WRITTEN TASK: Look for the line containing "What matplotlib code" and the line containing "va='center', ha='left', fontsize=FS, color='#1a1a1a')"; retype them and all lines between, exactly, and leave out the pictures.
---- DATA SECTION
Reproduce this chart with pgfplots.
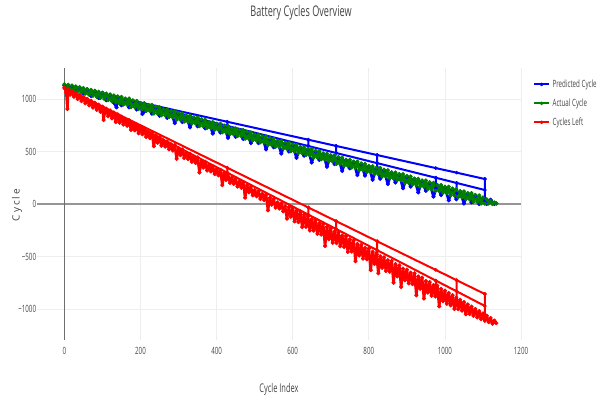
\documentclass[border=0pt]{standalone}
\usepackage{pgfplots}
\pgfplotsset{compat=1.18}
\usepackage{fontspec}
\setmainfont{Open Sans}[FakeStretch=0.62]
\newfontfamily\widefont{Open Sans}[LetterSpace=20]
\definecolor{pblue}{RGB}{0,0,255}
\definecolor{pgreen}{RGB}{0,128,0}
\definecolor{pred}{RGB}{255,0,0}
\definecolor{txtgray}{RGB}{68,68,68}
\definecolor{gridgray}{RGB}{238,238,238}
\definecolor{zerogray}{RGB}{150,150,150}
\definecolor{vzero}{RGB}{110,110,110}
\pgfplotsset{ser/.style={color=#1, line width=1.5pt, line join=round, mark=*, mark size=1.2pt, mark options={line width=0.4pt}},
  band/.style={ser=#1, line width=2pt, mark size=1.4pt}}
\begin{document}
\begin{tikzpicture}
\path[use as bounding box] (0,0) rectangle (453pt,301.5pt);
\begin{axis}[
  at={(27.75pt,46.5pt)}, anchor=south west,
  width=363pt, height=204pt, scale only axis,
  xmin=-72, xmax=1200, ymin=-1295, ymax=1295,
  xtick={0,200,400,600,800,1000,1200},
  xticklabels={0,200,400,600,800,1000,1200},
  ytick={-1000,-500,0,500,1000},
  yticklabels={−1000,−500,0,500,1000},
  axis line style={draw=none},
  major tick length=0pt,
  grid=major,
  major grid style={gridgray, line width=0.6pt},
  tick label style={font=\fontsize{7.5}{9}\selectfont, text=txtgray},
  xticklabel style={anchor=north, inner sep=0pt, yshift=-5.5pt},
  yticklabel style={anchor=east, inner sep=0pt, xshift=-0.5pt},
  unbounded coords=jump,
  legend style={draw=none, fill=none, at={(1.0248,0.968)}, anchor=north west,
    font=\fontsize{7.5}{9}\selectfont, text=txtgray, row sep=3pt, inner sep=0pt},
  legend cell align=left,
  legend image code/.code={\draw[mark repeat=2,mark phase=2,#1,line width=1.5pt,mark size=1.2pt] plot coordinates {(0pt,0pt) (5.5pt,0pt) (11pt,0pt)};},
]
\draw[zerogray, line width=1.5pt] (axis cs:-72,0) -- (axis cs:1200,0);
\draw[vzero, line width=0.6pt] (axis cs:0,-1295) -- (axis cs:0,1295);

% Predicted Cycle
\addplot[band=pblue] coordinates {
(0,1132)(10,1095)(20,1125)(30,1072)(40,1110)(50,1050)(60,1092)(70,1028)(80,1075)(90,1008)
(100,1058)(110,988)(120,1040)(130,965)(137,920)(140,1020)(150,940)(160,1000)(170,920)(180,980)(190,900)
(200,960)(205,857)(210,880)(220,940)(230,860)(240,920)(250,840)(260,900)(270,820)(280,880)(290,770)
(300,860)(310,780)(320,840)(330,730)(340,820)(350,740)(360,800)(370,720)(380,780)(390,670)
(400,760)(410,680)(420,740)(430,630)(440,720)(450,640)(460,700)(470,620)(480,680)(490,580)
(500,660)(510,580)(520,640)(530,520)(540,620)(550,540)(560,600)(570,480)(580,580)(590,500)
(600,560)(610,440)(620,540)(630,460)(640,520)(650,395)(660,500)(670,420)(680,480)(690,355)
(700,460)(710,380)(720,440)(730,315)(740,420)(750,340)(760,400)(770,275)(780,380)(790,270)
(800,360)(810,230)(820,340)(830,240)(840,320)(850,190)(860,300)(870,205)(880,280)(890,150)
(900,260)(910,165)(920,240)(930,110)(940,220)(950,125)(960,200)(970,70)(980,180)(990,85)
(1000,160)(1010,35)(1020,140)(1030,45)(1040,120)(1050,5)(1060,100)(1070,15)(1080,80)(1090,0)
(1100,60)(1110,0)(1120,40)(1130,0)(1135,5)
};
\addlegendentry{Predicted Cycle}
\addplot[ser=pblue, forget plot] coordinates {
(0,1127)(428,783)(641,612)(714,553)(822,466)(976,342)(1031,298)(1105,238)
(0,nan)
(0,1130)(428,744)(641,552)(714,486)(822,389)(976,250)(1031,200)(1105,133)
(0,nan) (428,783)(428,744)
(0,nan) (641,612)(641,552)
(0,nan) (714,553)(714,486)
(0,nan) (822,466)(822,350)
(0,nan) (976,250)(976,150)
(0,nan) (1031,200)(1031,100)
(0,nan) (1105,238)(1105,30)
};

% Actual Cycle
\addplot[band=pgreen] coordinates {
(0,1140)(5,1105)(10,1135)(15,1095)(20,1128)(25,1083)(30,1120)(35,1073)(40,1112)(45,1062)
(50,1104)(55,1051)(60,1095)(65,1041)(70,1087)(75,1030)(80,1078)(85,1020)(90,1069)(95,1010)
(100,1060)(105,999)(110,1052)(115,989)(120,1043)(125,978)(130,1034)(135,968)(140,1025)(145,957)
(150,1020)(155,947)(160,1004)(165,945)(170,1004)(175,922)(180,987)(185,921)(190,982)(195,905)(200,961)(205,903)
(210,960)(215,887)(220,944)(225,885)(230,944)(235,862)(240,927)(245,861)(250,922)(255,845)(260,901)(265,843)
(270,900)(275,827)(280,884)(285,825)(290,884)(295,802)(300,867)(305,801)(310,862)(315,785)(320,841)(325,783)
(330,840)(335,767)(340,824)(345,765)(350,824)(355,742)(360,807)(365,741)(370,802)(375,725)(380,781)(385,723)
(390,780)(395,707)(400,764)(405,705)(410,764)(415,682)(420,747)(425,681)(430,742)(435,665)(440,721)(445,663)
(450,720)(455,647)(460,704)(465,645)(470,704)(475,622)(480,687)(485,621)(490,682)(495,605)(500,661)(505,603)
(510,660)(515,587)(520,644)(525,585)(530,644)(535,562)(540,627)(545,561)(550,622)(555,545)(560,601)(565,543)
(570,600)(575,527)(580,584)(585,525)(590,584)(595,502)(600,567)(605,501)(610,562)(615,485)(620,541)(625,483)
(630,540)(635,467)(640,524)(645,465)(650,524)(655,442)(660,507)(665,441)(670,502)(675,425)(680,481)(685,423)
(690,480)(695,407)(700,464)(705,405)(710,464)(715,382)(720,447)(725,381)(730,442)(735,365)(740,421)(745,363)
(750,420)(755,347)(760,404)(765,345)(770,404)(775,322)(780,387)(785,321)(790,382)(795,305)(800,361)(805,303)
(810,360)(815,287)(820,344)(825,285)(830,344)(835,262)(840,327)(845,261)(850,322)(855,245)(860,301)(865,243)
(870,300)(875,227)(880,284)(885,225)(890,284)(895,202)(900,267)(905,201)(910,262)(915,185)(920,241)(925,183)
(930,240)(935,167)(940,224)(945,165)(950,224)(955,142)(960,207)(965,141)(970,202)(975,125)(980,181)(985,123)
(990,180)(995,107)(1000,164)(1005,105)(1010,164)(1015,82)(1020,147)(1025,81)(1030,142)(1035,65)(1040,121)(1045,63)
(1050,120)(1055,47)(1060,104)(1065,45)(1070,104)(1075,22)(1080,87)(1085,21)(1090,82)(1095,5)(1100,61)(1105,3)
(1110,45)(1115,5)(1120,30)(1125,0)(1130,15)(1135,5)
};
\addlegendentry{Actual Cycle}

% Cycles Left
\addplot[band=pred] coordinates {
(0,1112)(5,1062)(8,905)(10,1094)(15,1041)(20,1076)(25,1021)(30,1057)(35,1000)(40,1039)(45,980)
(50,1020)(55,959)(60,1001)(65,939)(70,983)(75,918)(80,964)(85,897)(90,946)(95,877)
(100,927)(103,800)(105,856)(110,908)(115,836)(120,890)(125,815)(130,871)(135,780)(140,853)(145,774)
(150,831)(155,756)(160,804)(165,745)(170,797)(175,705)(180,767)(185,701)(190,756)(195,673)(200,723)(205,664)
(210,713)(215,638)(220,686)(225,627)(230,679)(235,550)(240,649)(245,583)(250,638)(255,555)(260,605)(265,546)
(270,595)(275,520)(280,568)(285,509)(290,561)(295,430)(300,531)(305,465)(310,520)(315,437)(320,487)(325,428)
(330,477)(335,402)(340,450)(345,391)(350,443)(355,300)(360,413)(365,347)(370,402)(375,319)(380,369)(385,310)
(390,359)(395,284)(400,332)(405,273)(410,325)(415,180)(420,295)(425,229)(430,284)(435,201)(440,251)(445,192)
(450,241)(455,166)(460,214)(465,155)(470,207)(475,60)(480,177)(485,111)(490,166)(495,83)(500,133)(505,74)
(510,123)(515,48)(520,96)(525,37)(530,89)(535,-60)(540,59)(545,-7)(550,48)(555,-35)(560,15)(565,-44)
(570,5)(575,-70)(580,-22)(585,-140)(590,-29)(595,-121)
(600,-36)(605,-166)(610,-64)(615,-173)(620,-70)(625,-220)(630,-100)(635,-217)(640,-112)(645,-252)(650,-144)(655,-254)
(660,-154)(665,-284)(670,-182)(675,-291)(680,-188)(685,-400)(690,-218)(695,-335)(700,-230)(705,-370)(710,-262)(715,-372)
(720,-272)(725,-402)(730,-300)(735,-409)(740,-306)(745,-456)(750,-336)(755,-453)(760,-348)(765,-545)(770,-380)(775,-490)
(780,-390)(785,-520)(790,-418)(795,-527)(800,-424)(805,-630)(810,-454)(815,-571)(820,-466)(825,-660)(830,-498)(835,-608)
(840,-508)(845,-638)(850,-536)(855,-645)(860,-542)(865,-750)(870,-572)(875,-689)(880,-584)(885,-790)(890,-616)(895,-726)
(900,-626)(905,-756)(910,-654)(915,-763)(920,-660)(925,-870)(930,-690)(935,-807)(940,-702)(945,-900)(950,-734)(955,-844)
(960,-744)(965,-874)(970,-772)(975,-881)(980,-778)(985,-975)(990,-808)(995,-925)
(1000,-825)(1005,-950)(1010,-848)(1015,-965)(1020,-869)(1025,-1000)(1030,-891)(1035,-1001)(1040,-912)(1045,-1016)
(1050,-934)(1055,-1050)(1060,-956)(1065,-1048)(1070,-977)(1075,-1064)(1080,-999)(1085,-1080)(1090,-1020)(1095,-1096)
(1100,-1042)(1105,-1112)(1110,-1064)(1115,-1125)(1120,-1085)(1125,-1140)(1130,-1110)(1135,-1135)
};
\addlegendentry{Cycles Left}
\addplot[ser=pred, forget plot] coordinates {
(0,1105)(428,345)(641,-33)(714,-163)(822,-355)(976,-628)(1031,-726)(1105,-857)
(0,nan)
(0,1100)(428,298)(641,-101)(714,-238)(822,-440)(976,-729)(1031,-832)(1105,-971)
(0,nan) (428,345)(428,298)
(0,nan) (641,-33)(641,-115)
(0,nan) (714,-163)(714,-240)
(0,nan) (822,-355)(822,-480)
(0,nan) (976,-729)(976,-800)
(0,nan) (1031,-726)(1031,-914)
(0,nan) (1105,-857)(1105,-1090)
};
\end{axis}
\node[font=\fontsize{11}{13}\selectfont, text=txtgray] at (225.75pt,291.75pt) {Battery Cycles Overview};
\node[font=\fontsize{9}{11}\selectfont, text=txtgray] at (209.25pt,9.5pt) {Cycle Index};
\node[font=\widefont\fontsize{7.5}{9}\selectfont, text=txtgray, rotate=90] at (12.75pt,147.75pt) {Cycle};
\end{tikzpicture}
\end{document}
--------
---- DATA SECTION
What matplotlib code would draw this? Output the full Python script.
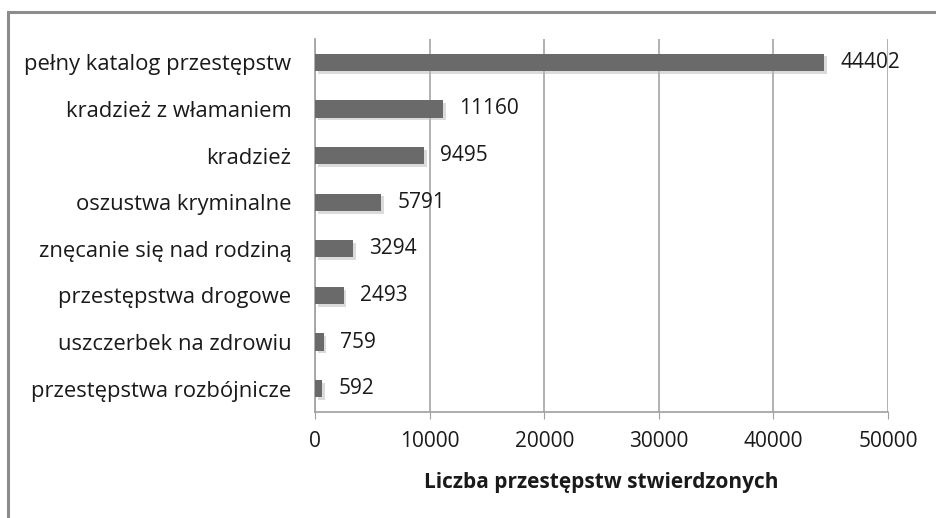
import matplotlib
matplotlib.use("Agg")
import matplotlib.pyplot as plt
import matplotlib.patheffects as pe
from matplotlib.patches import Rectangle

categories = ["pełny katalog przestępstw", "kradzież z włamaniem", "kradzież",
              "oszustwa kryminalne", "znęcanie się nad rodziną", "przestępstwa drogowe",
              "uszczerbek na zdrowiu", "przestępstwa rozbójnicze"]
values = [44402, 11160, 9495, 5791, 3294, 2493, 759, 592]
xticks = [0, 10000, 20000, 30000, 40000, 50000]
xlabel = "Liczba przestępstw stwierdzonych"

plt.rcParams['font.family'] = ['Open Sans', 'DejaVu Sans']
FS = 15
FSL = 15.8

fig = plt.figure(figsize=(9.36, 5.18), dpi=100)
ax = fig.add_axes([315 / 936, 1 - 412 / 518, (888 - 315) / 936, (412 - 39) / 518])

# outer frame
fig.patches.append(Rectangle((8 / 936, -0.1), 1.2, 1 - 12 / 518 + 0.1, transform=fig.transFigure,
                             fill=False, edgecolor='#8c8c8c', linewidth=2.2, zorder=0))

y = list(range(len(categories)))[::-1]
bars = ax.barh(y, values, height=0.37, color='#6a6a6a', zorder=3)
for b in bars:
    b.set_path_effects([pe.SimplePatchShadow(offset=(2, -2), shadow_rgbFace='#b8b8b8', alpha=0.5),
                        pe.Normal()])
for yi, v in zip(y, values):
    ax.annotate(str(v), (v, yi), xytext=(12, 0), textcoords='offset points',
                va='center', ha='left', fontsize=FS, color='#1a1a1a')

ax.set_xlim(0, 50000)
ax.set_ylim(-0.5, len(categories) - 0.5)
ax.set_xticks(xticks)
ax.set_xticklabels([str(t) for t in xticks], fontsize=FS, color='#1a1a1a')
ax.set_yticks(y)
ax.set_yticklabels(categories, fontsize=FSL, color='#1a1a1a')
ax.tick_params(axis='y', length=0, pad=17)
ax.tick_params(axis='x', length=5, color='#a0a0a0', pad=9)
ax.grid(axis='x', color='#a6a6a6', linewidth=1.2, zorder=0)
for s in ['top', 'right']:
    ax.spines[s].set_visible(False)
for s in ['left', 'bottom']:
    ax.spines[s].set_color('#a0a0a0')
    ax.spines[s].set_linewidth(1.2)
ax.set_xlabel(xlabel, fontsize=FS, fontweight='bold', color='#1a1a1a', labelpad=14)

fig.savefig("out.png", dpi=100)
--------
---- DATA SECTION
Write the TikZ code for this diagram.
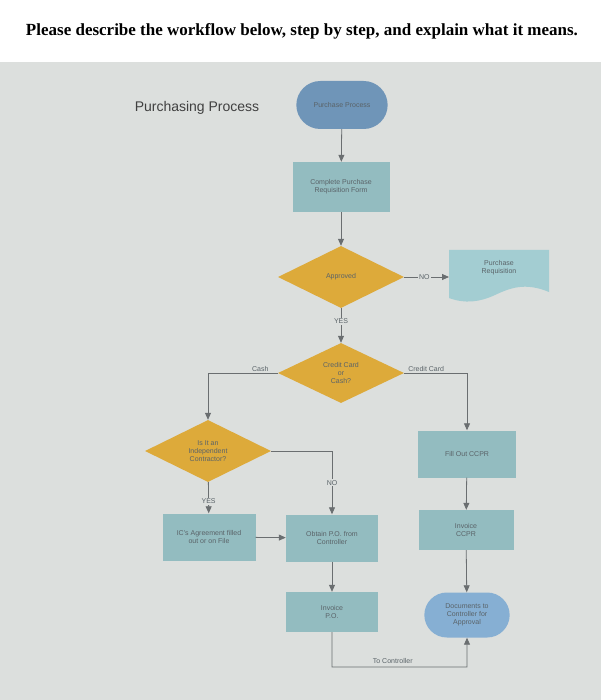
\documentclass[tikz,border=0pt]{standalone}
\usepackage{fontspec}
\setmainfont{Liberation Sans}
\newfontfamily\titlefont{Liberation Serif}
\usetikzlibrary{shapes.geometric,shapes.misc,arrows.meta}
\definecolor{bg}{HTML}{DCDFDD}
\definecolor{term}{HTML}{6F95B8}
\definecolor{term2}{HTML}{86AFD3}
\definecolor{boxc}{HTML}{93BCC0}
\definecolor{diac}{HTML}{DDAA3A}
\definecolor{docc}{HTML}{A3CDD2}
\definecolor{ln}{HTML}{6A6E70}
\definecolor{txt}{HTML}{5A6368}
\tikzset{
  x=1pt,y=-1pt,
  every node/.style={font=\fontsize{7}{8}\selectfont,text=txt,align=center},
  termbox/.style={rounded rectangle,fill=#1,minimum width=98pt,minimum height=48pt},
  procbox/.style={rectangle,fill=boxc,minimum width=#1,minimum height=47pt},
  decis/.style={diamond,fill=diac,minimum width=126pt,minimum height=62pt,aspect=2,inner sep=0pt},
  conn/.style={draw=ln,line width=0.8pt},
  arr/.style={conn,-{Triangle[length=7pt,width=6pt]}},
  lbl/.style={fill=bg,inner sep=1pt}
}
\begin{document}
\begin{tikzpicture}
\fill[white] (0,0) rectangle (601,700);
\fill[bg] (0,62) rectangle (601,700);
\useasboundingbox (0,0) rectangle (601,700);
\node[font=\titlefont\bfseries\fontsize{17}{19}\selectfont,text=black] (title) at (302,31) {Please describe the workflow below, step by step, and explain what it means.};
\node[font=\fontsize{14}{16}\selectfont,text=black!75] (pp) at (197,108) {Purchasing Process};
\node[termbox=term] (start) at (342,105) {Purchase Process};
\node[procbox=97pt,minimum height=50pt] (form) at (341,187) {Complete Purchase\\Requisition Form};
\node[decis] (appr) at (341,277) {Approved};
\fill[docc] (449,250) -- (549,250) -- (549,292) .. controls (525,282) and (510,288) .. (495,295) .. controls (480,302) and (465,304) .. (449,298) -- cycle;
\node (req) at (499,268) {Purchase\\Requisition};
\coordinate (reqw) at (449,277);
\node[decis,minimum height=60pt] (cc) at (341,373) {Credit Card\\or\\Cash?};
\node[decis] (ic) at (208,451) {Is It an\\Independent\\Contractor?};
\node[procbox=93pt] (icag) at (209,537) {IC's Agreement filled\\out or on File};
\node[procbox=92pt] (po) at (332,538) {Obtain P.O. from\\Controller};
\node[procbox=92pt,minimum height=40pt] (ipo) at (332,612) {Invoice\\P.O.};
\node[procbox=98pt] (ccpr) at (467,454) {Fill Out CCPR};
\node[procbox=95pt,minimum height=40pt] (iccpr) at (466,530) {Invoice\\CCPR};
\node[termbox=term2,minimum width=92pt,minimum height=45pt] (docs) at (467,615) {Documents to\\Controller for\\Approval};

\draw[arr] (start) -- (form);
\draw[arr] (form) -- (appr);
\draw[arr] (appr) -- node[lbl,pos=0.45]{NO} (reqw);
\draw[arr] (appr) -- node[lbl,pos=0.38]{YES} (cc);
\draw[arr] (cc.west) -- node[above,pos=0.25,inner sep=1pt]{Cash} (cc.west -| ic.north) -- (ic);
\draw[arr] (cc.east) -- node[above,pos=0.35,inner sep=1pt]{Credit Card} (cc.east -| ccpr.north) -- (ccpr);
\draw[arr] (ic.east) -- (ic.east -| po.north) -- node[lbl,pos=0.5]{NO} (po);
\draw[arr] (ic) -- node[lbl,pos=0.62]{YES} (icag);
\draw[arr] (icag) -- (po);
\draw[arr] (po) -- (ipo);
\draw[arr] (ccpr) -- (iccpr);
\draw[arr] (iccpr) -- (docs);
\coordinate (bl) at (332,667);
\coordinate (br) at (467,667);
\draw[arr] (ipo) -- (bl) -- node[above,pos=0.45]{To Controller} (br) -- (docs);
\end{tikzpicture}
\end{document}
--------
CORRECT RESULT:
What matplotlib code would draw this? Output the full Python script.
import matplotlib
matplotlib.use("Agg")
import matplotlib.pyplot as plt
import matplotlib.patheffects as pe
from matplotlib.patches import Rectangle

categories = ["pełny katalog przestępstw", "kradzież z włamaniem", "kradzież",
              "oszustwa kryminalne", "znęcanie się nad rodziną", "przestępstwa drogowe",
              "uszczerbek na zdrowiu", "przestępstwa rozbójnicze"]
values = [44402, 11160, 9495, 5791, 3294, 2493, 759, 592]
xticks = [0, 10000, 20000, 30000, 40000, 50000]
xlabel = "Liczba przestępstw stwierdzonych"

plt.rcParams['font.family'] = ['Open Sans', 'DejaVu Sans']
FS = 15
FSL = 15.8

fig = plt.figure(figsize=(9.36, 5.18), dpi=100)
ax = fig.add_axes([315 / 936, 1 - 412 / 518, (888 - 315) / 936, (412 - 39) / 518])

# outer frame
fig.patches.append(Rectangle((8 / 936, -0.1), 1.2, 1 - 12 / 518 + 0.1, transform=fig.transFigure,
                             fill=False, edgecolor='#8c8c8c', linewidth=2.2, zorder=0))

y = list(range(len(categories)))[::-1]
bars = ax.barh(y, values, height=0.37, color='#6a6a6a', zorder=3)
for b in bars:
    b.set_path_effects([pe.SimplePatchShadow(offset=(2, -2), shadow_rgbFace='#b8b8b8', alpha=0.5),
                        pe.Normal()])
for yi, v in zip(y, values):
    ax.annotate(str(v), (v, yi), xytext=(12, 0), textcoords='offset points',
                va='center', ha='left', fontsize=FS, color='#1a1a1a')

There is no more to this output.